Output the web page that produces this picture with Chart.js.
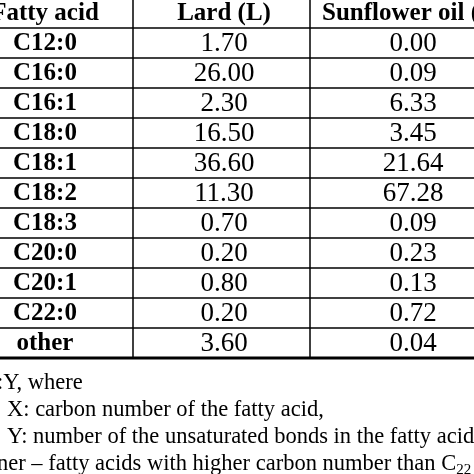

...

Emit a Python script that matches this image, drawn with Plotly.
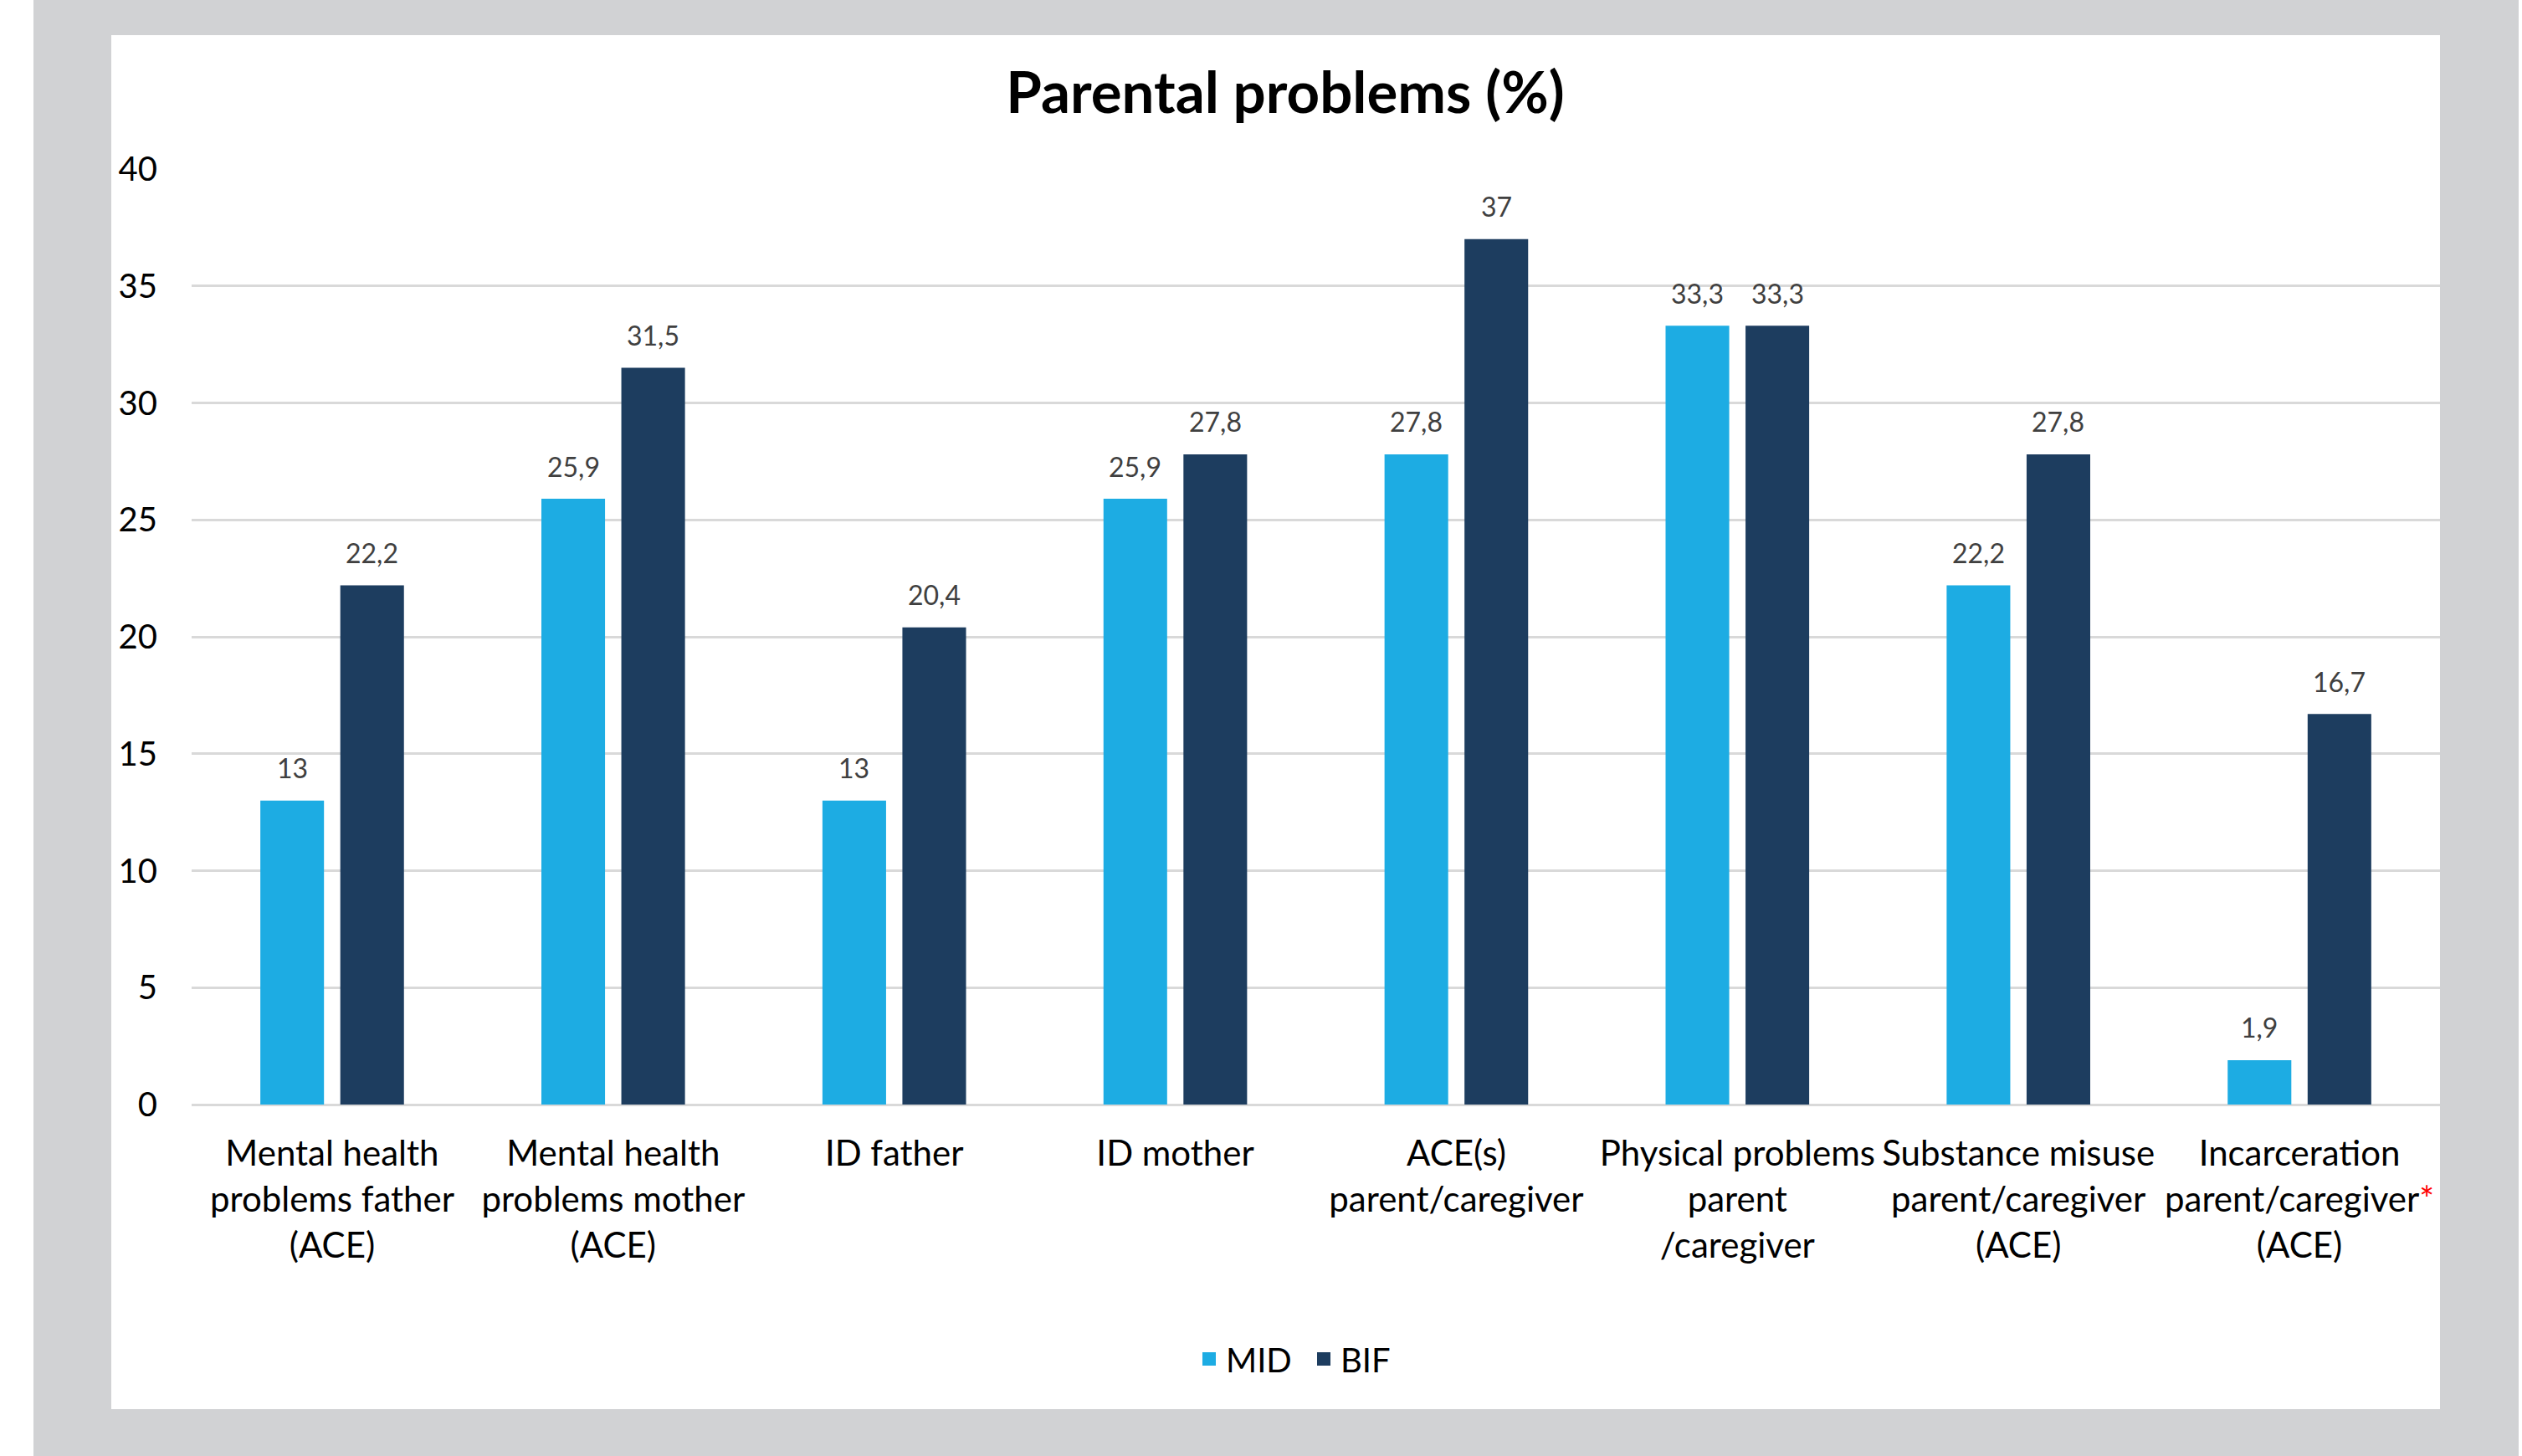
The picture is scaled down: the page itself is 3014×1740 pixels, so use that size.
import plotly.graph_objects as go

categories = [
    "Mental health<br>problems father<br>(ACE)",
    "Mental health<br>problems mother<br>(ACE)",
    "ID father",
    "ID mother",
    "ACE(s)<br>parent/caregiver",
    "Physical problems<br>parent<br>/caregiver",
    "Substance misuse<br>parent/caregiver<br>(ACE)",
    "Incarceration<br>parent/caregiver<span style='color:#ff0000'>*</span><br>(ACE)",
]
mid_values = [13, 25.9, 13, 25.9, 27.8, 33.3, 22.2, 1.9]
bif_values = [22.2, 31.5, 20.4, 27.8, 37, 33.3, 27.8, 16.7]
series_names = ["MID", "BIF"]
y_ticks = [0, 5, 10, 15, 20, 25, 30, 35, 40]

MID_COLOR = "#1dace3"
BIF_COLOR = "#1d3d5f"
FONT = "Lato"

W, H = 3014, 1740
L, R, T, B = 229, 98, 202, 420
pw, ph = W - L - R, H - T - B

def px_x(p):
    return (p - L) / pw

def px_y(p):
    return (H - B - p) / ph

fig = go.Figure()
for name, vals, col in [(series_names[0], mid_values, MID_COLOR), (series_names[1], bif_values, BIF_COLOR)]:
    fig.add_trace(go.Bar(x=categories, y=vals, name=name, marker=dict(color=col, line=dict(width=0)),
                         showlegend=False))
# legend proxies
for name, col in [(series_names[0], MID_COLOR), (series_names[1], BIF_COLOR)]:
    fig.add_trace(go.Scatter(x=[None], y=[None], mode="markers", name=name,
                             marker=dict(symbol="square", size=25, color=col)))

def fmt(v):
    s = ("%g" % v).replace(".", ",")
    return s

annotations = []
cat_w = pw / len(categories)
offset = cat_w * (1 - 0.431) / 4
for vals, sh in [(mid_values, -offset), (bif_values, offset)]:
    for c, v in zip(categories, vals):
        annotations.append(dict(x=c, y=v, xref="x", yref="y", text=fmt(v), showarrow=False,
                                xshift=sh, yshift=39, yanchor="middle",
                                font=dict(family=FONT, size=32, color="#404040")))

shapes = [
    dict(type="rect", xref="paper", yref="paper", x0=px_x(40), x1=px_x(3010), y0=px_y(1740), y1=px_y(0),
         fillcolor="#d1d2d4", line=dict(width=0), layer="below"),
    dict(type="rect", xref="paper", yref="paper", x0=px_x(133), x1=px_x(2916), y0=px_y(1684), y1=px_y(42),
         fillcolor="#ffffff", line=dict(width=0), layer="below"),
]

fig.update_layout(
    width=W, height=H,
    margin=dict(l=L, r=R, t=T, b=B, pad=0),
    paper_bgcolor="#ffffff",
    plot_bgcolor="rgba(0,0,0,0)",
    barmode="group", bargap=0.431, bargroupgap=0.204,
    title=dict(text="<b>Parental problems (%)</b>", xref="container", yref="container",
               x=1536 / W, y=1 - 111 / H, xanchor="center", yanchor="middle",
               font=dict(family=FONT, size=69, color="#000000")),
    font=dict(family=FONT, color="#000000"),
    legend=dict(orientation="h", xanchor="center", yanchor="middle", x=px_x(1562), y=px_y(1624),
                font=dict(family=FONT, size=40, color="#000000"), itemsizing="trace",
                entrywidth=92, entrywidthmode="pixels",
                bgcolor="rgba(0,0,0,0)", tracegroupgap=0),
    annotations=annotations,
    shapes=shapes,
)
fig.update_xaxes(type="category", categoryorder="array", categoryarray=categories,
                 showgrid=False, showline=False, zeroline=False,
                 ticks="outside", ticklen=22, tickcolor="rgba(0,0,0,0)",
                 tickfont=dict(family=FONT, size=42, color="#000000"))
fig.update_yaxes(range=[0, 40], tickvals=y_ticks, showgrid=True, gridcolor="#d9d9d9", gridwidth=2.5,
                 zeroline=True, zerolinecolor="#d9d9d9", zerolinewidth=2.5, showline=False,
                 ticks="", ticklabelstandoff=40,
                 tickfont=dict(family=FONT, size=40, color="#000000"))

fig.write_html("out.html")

--

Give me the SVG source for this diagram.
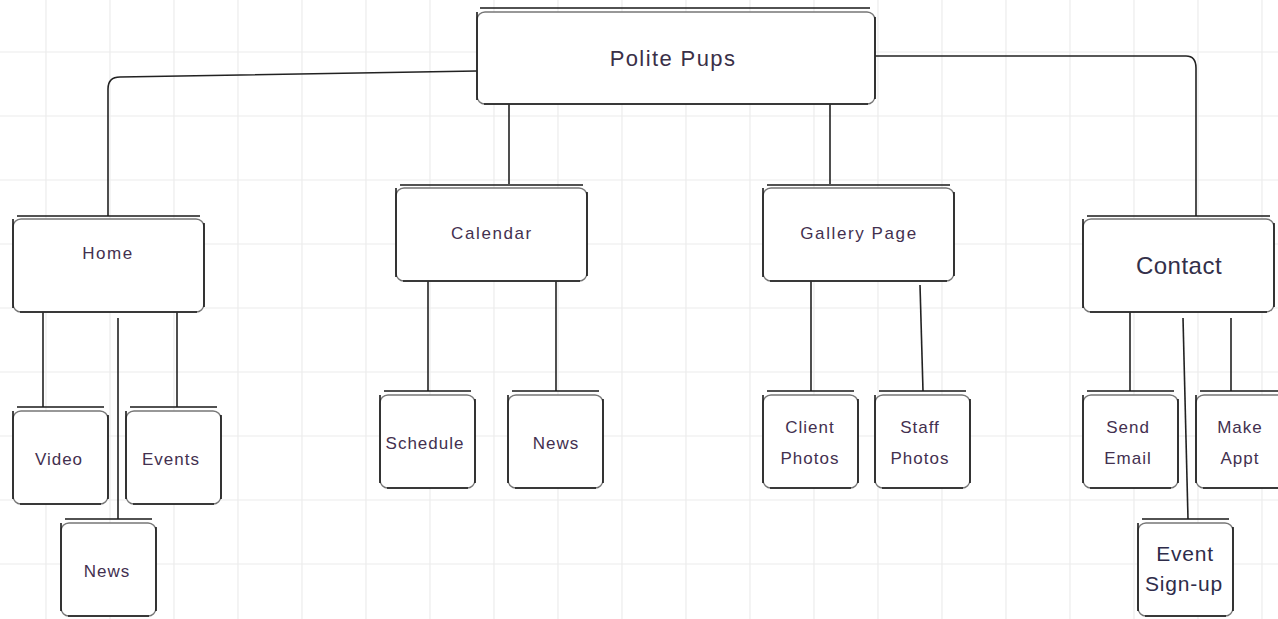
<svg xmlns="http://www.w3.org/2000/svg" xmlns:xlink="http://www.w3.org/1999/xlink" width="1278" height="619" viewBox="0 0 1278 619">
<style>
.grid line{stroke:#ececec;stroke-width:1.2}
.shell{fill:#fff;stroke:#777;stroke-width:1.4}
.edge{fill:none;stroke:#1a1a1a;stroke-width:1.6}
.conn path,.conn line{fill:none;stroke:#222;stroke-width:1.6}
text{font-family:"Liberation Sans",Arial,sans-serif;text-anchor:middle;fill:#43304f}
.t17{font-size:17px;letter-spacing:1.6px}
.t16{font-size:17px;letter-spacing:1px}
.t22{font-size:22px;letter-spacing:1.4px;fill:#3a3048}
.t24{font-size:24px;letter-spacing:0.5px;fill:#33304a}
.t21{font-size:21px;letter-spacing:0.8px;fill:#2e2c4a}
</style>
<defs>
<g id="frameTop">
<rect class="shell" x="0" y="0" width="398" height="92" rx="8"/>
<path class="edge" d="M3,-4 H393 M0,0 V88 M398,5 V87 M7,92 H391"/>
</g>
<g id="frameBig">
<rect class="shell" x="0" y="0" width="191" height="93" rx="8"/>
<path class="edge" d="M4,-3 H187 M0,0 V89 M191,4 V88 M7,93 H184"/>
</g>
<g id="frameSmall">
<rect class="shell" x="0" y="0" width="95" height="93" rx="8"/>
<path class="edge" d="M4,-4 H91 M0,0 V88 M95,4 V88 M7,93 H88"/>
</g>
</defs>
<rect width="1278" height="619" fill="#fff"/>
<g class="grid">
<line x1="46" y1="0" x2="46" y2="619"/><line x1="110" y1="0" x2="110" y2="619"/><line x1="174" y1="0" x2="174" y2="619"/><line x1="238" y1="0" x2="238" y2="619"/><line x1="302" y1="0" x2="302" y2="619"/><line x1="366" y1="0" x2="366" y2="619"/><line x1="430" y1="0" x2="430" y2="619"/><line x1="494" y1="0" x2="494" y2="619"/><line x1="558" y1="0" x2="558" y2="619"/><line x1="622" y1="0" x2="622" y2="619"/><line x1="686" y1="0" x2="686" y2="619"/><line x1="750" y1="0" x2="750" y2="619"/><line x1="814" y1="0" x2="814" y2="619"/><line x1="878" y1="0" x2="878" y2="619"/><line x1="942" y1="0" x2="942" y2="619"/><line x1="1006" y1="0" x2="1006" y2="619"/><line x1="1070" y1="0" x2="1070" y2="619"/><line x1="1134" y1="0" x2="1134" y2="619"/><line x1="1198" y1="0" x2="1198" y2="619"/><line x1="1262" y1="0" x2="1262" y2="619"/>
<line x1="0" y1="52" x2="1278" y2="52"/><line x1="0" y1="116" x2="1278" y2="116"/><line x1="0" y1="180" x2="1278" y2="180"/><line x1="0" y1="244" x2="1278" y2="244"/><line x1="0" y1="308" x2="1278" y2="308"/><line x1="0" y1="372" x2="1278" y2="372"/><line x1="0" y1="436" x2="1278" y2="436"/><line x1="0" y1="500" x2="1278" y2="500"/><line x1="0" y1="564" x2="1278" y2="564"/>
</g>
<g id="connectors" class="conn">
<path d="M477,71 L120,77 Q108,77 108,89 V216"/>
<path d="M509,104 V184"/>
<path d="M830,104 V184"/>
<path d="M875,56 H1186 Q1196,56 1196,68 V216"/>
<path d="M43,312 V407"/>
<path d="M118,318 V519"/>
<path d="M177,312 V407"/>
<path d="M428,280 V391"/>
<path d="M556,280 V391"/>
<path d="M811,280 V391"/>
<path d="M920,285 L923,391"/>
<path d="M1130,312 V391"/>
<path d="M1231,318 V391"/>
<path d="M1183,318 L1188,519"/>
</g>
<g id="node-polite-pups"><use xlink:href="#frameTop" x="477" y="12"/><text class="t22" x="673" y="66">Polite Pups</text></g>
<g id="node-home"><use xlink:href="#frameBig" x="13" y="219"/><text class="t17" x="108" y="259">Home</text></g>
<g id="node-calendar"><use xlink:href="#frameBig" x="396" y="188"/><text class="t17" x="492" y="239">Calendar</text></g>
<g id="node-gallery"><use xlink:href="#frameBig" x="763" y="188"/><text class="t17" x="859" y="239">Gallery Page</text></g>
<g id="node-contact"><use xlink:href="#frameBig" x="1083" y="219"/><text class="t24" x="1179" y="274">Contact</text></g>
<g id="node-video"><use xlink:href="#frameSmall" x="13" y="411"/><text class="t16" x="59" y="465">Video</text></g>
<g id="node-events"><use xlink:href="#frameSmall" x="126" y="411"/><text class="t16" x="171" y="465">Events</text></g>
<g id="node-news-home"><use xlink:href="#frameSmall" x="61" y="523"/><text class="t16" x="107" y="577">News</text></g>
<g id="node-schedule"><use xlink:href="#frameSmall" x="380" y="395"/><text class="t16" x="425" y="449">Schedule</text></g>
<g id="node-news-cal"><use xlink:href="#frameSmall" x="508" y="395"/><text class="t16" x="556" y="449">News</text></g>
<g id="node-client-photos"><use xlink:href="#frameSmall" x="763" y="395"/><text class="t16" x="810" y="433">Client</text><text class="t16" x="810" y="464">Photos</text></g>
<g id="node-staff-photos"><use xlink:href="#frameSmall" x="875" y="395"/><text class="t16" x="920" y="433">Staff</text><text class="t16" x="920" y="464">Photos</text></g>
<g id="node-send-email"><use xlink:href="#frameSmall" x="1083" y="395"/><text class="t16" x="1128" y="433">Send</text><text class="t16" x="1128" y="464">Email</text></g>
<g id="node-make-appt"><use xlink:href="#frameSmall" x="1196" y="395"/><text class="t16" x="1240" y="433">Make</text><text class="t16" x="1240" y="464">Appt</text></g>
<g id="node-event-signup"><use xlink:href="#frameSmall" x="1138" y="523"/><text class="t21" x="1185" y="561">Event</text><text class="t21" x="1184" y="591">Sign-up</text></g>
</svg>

_THE EXERCISE_
Without any pictures, set down the lines from the one holding "Emit a Python" through the one holding "y_ticks = [0, 5, 10, 15, 20, 25, 30, 35, 40]".

_RESULT FOR THIS TASK_
Emit a Python script that matches this image, drawn with Plotly.
The picture is scaled down: the page itself is 3014×1740 pixels, so use that size.
import plotly.graph_objects as go

categories = [
    "Mental health<br>problems father<br>(ACE)",
    "Mental health<br>problems mother<br>(ACE)",
    "ID father",
    "ID mother",
    "ACE(s)<br>parent/caregiver",
    "Physical problems<br>parent<br>/caregiver",
    "Substance misuse<br>parent/caregiver<br>(ACE)",
    "Incarceration<br>parent/caregiver<span style='color:#ff0000'>*</span><br>(ACE)",
]
mid_values = [13, 25.9, 13, 25.9, 27.8, 33.3, 22.2, 1.9]
bif_values = [22.2, 31.5, 20.4, 27.8, 37, 33.3, 27.8, 16.7]
series_names = ["MID", "BIF"]
y_ticks = [0, 5, 10, 15, 20, 25, 30, 35, 40]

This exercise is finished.